Not in the way I mean. Go dormX. I sleep-stop. I wake up. But
Go dormY zi. I sleep-stop(transs.) you. I wake you up.
>
>> Any good mandarin words handy?
>
> None I can think of. Mandarin doesn't have many suffixes or
> prefixes--or particles, even. It mostly uses auxiliary verbs and
> adverbs. Even the few aspectual particles (-le, -zhe, -guo) are
> derived from verbs.
>
> Li and Thompson list five prefixes, one infix, and seven suffixes. Of
> the noun suffixes, three (-er, -zi, -tou) are no longer productive in
> the modern language. Verbal suffixes are generally verbs, themselves.
>
> Most Mandarin verbs are either transitive or intransitive by meaning.
> A verb like "chi1" ("eat"), which can be either, is considered
> transitive when it's actually followed by a direct object. But this
> seems irrelevant, as transitivity appears to have no particular impact
> on the syntax. One potential conceptual problem comes from the fact
> that new Ceqli verbs are defined in terms of English verbs, and the
> transitivity of the English verb tends to be automatically transferred
> to the Ceqli verb, along with many derived meanings. This is going to
> be very difficult to avoid.
That's certainly correct.
>
> For example, English "look" is intransitive, but Mandarin "kan4" can
> be either intransitive or transitive. In the transitive meaning,
> English requires the addition of the preposition "at". (And Mandarin
> doesn't have a separate verb for "see". This is handled as a
> resultative verb, "kan4jian4", literally "look-perceive". Likewise,
> "hear" is "ting1jian4", "listen-perceive".)
>
> I see that Ceqli "xau" is both "see" and "look", but "hear" and
> "listen" are "tiq" and "traitiq", respectively. Then shouldn't "see"

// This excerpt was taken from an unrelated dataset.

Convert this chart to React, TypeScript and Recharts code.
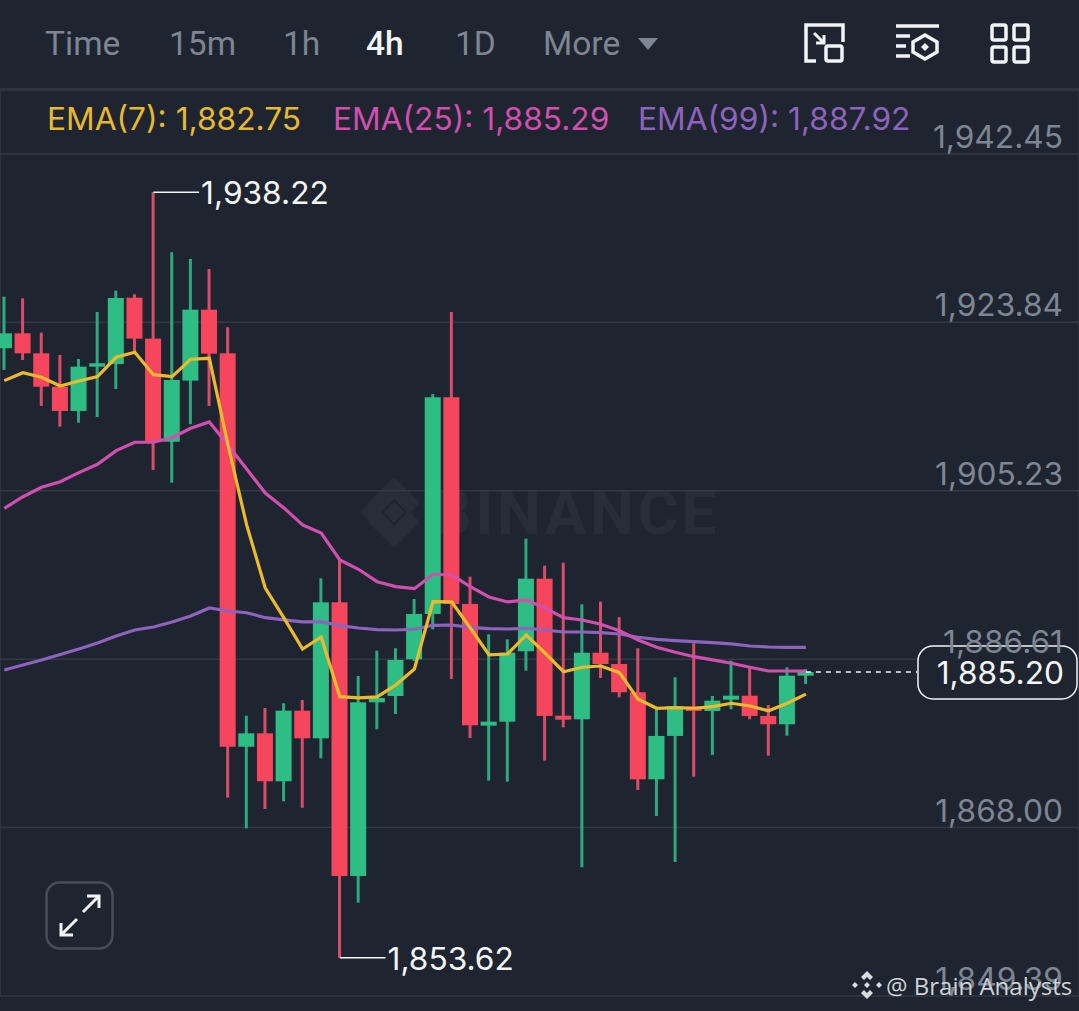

> and "look" be "xau" and "traixau"?
Yes, and that is now trayxaw, and shd probably be xawtray anyway, with head
last.
>
> Is "smel" a noun or a verb? If you've been consistent in using "to"
> with verbs in the glossaries, it should be a noun. It would make a
> nice verb, though. And how about Malay "bau" as "baw" for "odor"? Then
> "smel" could be "to smell", and "traismel" could be "to sniff". Then
> "basmel" would become "babaw". (I'm assuming that "basmel" is intended
> to be a noun.)
Good. Only I'd rather derive the noun from the verb. Probably 'smelka'
would make sense.
>
> Ceqli seems to be steadily moving from the Mandarin model toward
> something more agglutinative. Perhaps you should be studying Turkish?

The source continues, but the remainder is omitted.